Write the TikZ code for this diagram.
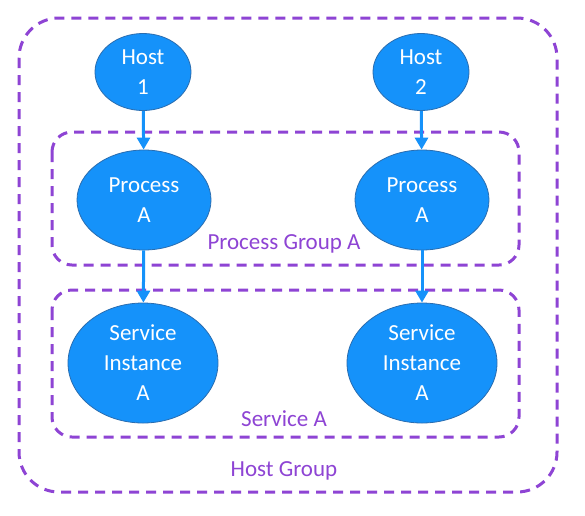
\documentclass[tikz,border=0pt]{standalone}
\usepackage{fontspec}
\setmainfont{Carlito}
\usetikzlibrary{arrows.meta,positioning,shapes.geometric}
\definecolor{nodeblue}{HTML}{1592FA}
\definecolor{nodeedge}{HTML}{2A6DB0}
\definecolor{grouppurple}{HTML}{8E44D4}
\tikzset{
  entity/.style={ellipse,fill=nodeblue,draw=nodeedge,line width=0.8pt,inner sep=0pt,
    text=white,align=center,font=\fontsize{23}{30}\selectfont},
  group/.style={draw=grouppurple,line width=3pt,dash pattern=on 10pt off 7pt},
  grouplabel/.style={text=grouppurple,font=\fontsize{23}{28}\selectfont},
  link/.style={draw=nodeblue,line width=3pt,-{Triangle[length=12pt,width=13pt]}}
}

\begin{document}
\begin{tikzpicture}[x=1pt,y=-1pt]
  \useasboundingbox[fill=white] (0,0) rectangle (585,515);
  % Groups
  \draw[group,rounded corners=40pt] (19,18) rectangle (557,492);
  \draw[group,rounded corners=20pt] (52,132) rectangle (519,265);
  \draw[group,rounded corners=20pt] (52,290) rectangle (519,437);
  \node[grouplabel] (pglabel) at (284,244) {Process Group A};
  \node[grouplabel] (salabel) at (284,419) {Service A};
  \node[grouplabel] (hglabel) at (284,471) {Host Group};
  % Hosts
  \node[entity,minimum width=96pt,minimum height=77pt] (host1) at (143,72) {Host\\1};
  \node[entity,minimum width=96pt,minimum height=77pt] (host2) at (421,72) {Host\\2};
  % Processes
  \node[entity,minimum width=134pt,minimum height=100pt] (proc1) at (144,200) {Process\\A};
  \node[entity,minimum width=134pt,minimum height=100pt] (proc2) at (422,200) {Process\\A};
  % Service instances
  \node[entity,minimum width=150pt,minimum height=120pt] (svc1) at (143,363) {Service\\Instance\\A};
  \node[entity,minimum width=150pt,minimum height=120pt] (svc2) at (422,363) {Service\\Instance\\A};
  % Links
  \draw[link] (host1) -- (proc1);
  \draw[link] (host2) -- (proc2);
  \draw[link] (proc1) -- (svc1);
  \draw[link] (proc2) -- (svc2);
\end{tikzpicture}
\end{document}
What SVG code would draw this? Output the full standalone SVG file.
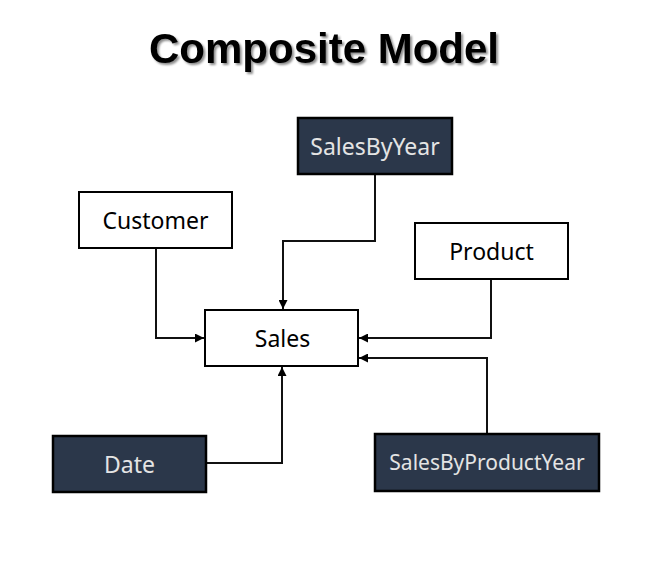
<svg xmlns="http://www.w3.org/2000/svg" width="655" height="565" viewBox="0 0 655 565">
<defs>
<filter id="sh" x="-5%" y="-20%" width="110%" height="150%">
<feDropShadow dx="2" dy="2" stdDeviation="1.2" flood-color="#000" flood-opacity="0.45"/>
</filter>
<marker id="ah" viewBox="0 0 10 10" refX="10" refY="5" markerWidth="9" markerHeight="9" markerUnits="userSpaceOnUse" orient="auto">
<path d="M0,0 L10,5 L0,10 z" fill="#000"/>
</marker>
<style>
.light rect{fill:#fff;stroke:#000;stroke-width:2}
.dark rect{fill:#2B374A;stroke:#000;stroke-width:2.5}
.light text{fill:#000}
.dark text{fill:#E4E4E4}
text.lbl{font-family:"Noto Sans","Open Sans",sans-serif;font-size:23px;text-anchor:middle}
.conn path{fill:none;stroke:#111;stroke-width:2;marker-end:url(#ah)}
</style>
</defs>
<rect width="655" height="565" fill="#fff"/>
<text x="324" y="63" font-family="'Liberation Sans',Arial,sans-serif" font-weight="bold" font-size="42" text-anchor="middle" filter="url(#sh)">Composite Model</text>
<g class="conn">
<path d="M375,174 V241 H283 V309"/>
<path d="M156,248 V338 H204"/>
<path d="M491,279 V338 H359"/>
<path d="M487,434 V358 H359"/>
<path d="M206,463 H282 V367"/>
</g>
<g id="SalesByYear" class="dark"><rect x="298" y="118" width="154" height="56"/><text class="lbl" x="375" y="155">SalesByYear</text></g>
<g id="Customer" class="light"><rect x="79" y="192" width="153" height="56"/><text class="lbl" x="155.5" y="229">Customer</text></g>
<g id="Product" class="light"><rect x="415" y="223" width="153" height="56"/><text class="lbl" x="491.5" y="260">Product</text></g>
<g id="Sales" class="light"><rect x="205" y="310" width="153" height="56"/><text class="lbl" x="282.5" y="347">Sales</text></g>
<g id="Date" class="dark"><rect x="53" y="436" width="153" height="56"/><text class="lbl" x="129.5" y="473">Date</text></g>
<g id="SalesByProductYear" class="dark"><rect x="375" y="434" width="224" height="57"/><text class="lbl" x="487" y="470" style="font-size:21px">SalesByProductYear</text></g>
</svg>
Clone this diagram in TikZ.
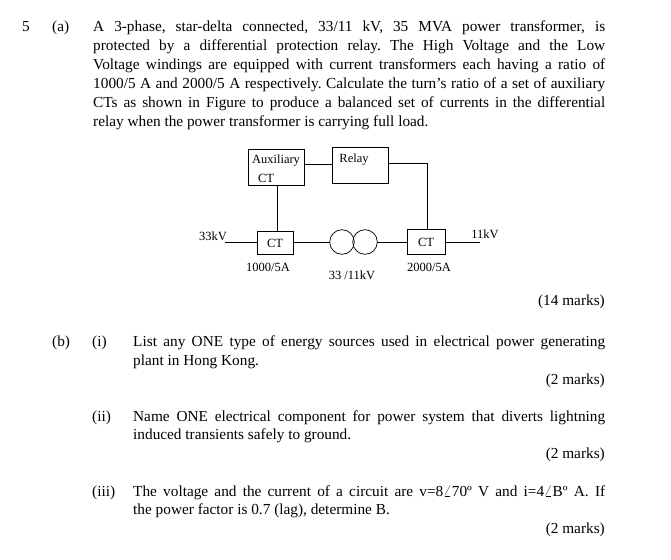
\documentclass[tikz,border=0pt]{standalone}
\usepackage{fontspec}
\setmainfont{Liberation Serif}
\begin{document}
\frenchspacing
\begin{tikzpicture}[x=1pt,y=-1pt,
  t/.style={anchor=base west,inner sep=0,font=\fontsize{15.3}{17}\selectfont},
  tr/.style={anchor=base east,inner sep=0,font=\fontsize{15.3}{17}\selectfont},
  d/.style={inner sep=0,font=\fontsize{12.5}{13}\selectfont},
  box/.style={draw,line width=0.7pt},
  w/.style={line width=0.7pt}]
\useasboundingbox (0,0) rectangle (671,559);
\node[t] (n5) at (22,32) {5};
\node[t] (na) at (52,32) {(a)};
\node[t] (l1) at (93,32) {\makebox[512pt][s]{A 3-phase, star-delta connected, 33/11 kV, 35 MVA power transformer, is}};
\node[t] (l2) at (93,51) {\makebox[512pt][s]{protected by a differential protection relay. The High Voltage and the Low}};
\node[t] (l3) at (93,70) {\makebox[512pt][s]{Voltage windings are equipped with current transformers each having a ratio of}};
\node[t] (l4) at (93,89) {\makebox[512pt][s]{1000/5 A and 2000/5 A respectively. Calculate the turn’s ratio of a set of auxiliary}};
\node[t] (l5) at (93,108) {\makebox[512pt][s]{CTs as shown in Figure to produce a balanced set of currents in the differential}};
\node[t] (l6) at (93,126) {relay when the power transformer is carrying full load.};
% diagram
\draw[box] (248,149) rectangle (304,185);
\node[d] (aux) at (276,161) {Auxiliary};
\node[d] (auxct) at (266,178) {CT};
\draw[box] (332,147) rectangle (388,183);
\node[d] (relay) at (354,160) {Relay};
\draw[box] (257,231) rectangle (293,254);
\node[d] (ct1) at (275,243) {CT};
\draw[box] (407,229) rectangle (445,254);
\node[d] (ct2) at (426,242) {CT};
\draw[w] (304,164) -- (332,164);
\draw[w] (388,163) -- (427,163) -- (427,229);
\draw[w] (277,185) -- (277,231);
\draw[w] (225,242) -- (257,242);
\draw[w] (293,242) -- (330,242);
\draw[w] (342,242) circle (12.3);
\draw[w] (365,242) circle (12.3);
\draw[w] (377,242) -- (407,242);
\draw[w] (445,242) -- (480,242);
\node[d] (v33) at (213,236) {33kV};
\node[d] (v11) at (485,234) {11kV};
\node[d] (r1) at (268,267) {1000/5A};
\node[d] (r3) at (352,275) {33 /11kV};
\node[d] (r2) at (429,267) {2000/5A};
\node[tr] (m1) at (605,305) {(14 marks)};
% b
\node[t] (nb) at (52,346) {(b)};
\node[t] (ni) at (92,346) {(i)};
\node[t] (b1) at (133,346) {\makebox[472pt][s]{List any ONE type of energy sources used in electrical power generating}};
\node[t] (b2) at (133,365) {plant in Hong Kong.};
\node[tr] (m2) at (605,384) {(2 marks)};
\node[t] (nii) at (92,421) {(ii)};
\node[t] (c1) at (133,421) {\makebox[472pt][s]{Name ONE electrical component for power system that diverts lightning}};
\node[t] (c2) at (133,439) {induced transients safely to ground.};
\node[tr] (m3) at (605,458) {(2 marks)};
\node[t] (niii) at (92,496) {(iii)};
\node[t] (d1) at (133,496) {\makebox[472pt][s]{The voltage and the current of a circuit are v=8$\angle$70º V and i=4$\angle$Bº A. If}};
\node[t] (d2) at (133,514) {the power factor is 0.7 (lag), determine B.};
\node[tr] (m4) at (605,533) {(2 marks)};
\end{tikzpicture}
\end{document}
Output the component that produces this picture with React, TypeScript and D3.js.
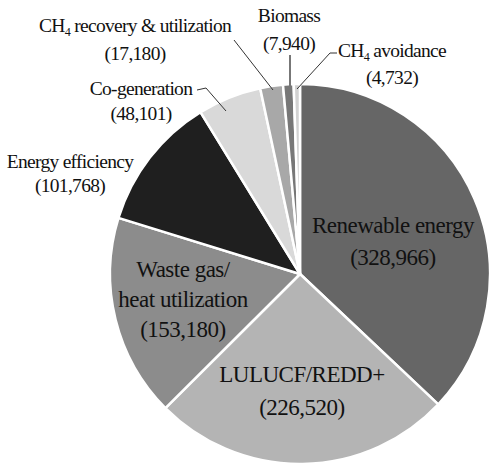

→ **TASK DESCRIPTION**: Read the entries and select each line where the word "this" is found.

→ **FINISHED EXERCISE**:
Write the TikZ code for this diagram.
What SVG code would draw this? Output the full standalone SVG file.
Clone this diagram in TikZ.
Output the component that produces this picture with React, TypeScript and D3.js.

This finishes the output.